Texture also matters: egg whites add viscosity that coats the palate, while carbonation introduces effervescence that disrupts oil films—both critical when matching to rich or fried dishes.
🍷 Drink Recommendations: Specific Matches—and Why
While the focus is cocktails, understanding their relationship to other beverages clarifies their role. Below are verified pairings drawn from sommelier-led tasting panels and cross-cultural service traditions (e.g., Spanish vermouth bars, Japanese highball service):
| Cocktail | Best Wine Match | Best Beer Match | Best Cocktail Match for food | Why It Works |
|---|---|---|---|---|
| Negroni | Chianti Classico (2019) | Italian Pilsner (e.g., Birrificio Italiano Pilser) | Served straight, stirred, no garnish | High bitterness and alcohol cut through tomato-based ragù; quinine and polyphenols in Chianti echo Campari’s structure. |
| Espresso Martini | Brachetto d'Acqui (lightly sparkling, low-ABV red) | Stout (e.g., Founders Breakfast Stout) | Reduced coffee liqueur (1:1 espresso: vodka), served at 4°C | Coffee oils and ethanol solubilize fat; Brachetto’s strawberry esters bridge sweet and bitter; stout’s roast complements without overwhelming. |
| Paloma | Vinho Verde (2021, Alvarinho) | Radler (grapefruit-lime, 2.5% ABV) | Fresh grapefruit juice only (no bottled), 10% less tequila, extra salt rim | Salinity and acidity amplify seafood; Vinho Verde’s spritz and citrus acidity mirror Paloma’s lift without competing. |
| Old Fashioned | Amarone della Valpolicella (2017) | Barleywine (e.g., Founder's Kentucky Breakfast) | Maple syrup instead of sugar cube, orange twist expressed over drink | Richness matches slow-braised short rib; Amarone’s dried cherry and glycerol soften rye’s spice; maple adds caramelized nuance. |
| Aperol Spritz | Prosecco DOC (extra dry) | Witbier (e.g., Allagash White) | Served in large wine glass, 3:2:1 ratio, no ice melt | Bitter-orange notes cut through creamy burrata; Prosecco’s fine mousse lifts Aperol’s viscosity; Witbier’s coriander echoes the botanicals. |
Note: “Best Cocktail Match for food” refers to preparation adjustments that optimize synergy—not substitutions. For example, reducing dilution in a stirred cocktail preserves its palate-cleansing power before rich courses.

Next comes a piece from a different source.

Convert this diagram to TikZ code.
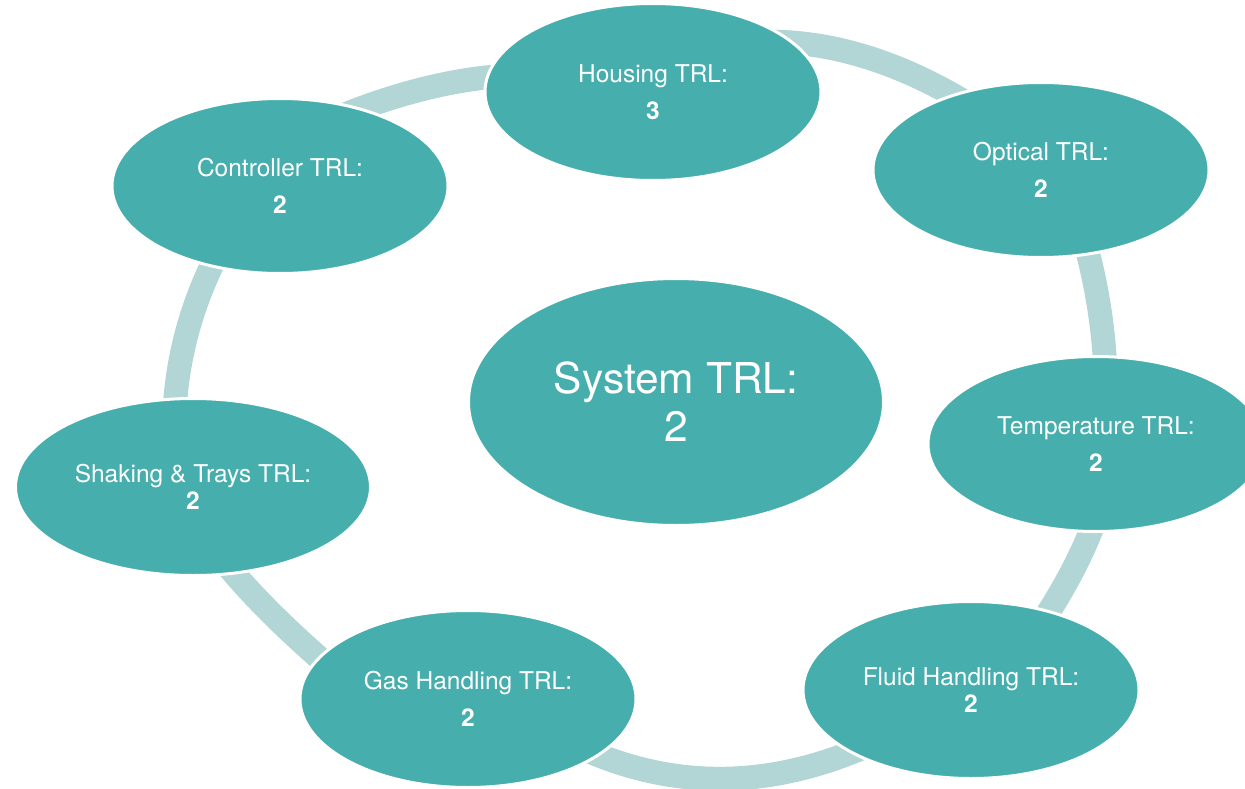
\documentclass[tikz,border=0pt]{standalone}
\usepackage{fontspec}
\setmainfont{TeX Gyre Heros}
\usepackage{tikz}
\usetikzlibrary{shapes.geometric,backgrounds}
\definecolor{trlteal}{RGB}{70,174,173}
\definecolor{trlring}{RGB}{177,214,213}
\tikzset{
  unit/.style={ellipse, fill=trlteal, draw=white, line width=3pt, text=white, align=center,
    inner sep=0pt, minimum width=336pt, minimum height=177pt, font=\fontsize{24.5}{27}\selectfont},
  link/.style={draw=trlring, line width=24pt, line join=round}
}
\begin{document}
\begin{tikzpicture}[x=1pt,y=-1pt]
    \useasboundingbox (0,0) rectangle (1245,789);
    \node[unit] (housing) at (653,92) {Housing TRL:\\[10pt]\textbf{3}};
    \node[unit, minimum height=175pt] (optical) at (1041,170) {Optical TRL:\\[10pt]\textbf{2}};
    \node[unit, minimum height=175pt] (temperature) at (1096,444) {Temperature TRL:\\[10pt]\textbf{2}};
    \node[unit] (fluid) at (971,690) {Fluid Handling TRL:\\\textbf{2}};
    \node[unit] (gas) at (468,699) {Gas Handling TRL:\\[10pt]\textbf{2}};
    \node[unit, minimum width=355pt] (shaking) at (193,487) {Shaking \& Trays TRL:\\\textbf{2}};
    \node[unit, minimum height=175pt] (controller) at (280,186) {Controller TRL:\\[10pt]\textbf{2}};
    \node[unit, minimum width=415pt, minimum height=247pt, font=\fontsize{42.5}{48}\selectfont] (system) at (676,402) {System TRL:\\2};
    \begin{pgfonlayer}{background}
    \draw[link] (controller.center) -- (320,125) .. controls (390.7,93.7) and (457.3,77) .. (520,75) -- (housing.center);
    \draw[link] (housing.center) -- (752,42) .. controls (829.3,38) and (908.7,63.3) .. (990,118) -- (optical.center);
    \draw[link] (optical.center) -- (1080,225) .. controls (1096.7,279) and (1105.3,334) .. (1106,390) -- (temperature.center);
    \draw[link] (temperature.center) -- (1100,505) .. controls (1087.3,546.3) and (1064,591.3) .. (1030,640) -- (fluid.center);
    \draw[link] (fluid.center) -- (880,740) .. controls (774.7,790) and (673,791.7) .. (575,745) -- (gas.center);
    \draw[link] (gas.center) -- (345,680) .. controls (288.3,632.7) and (245,589.3) .. (215,550) -- (shaking.center);
    \draw[link] (shaking.center) -- (174,425) .. controls (175.3,359.7) and (192.3,298) .. (225,240) -- (controller.center);
    \end{pgfonlayer}
\end{tikzpicture}
\end{document}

🔥 Preparation and Serving: Optimizing for Pairing
Temperature, dilution, and garnish directly affect how a cocktail interacts with food:
- Temperature: Serve spirit-forward drinks (Old Fashioned, Manhattan) at 6–8°C—not ice-cold—to preserve aromatic volatility. Citrus-forward drinks (Daiquiri, Margarita) benefit from 2–4°C to sharpen acidity.
- Dilution: Target 22–28% water by volume for stirred drinks; 30–35% for shaken. Over-dilution blunts contrast; under-dilution overwhelms.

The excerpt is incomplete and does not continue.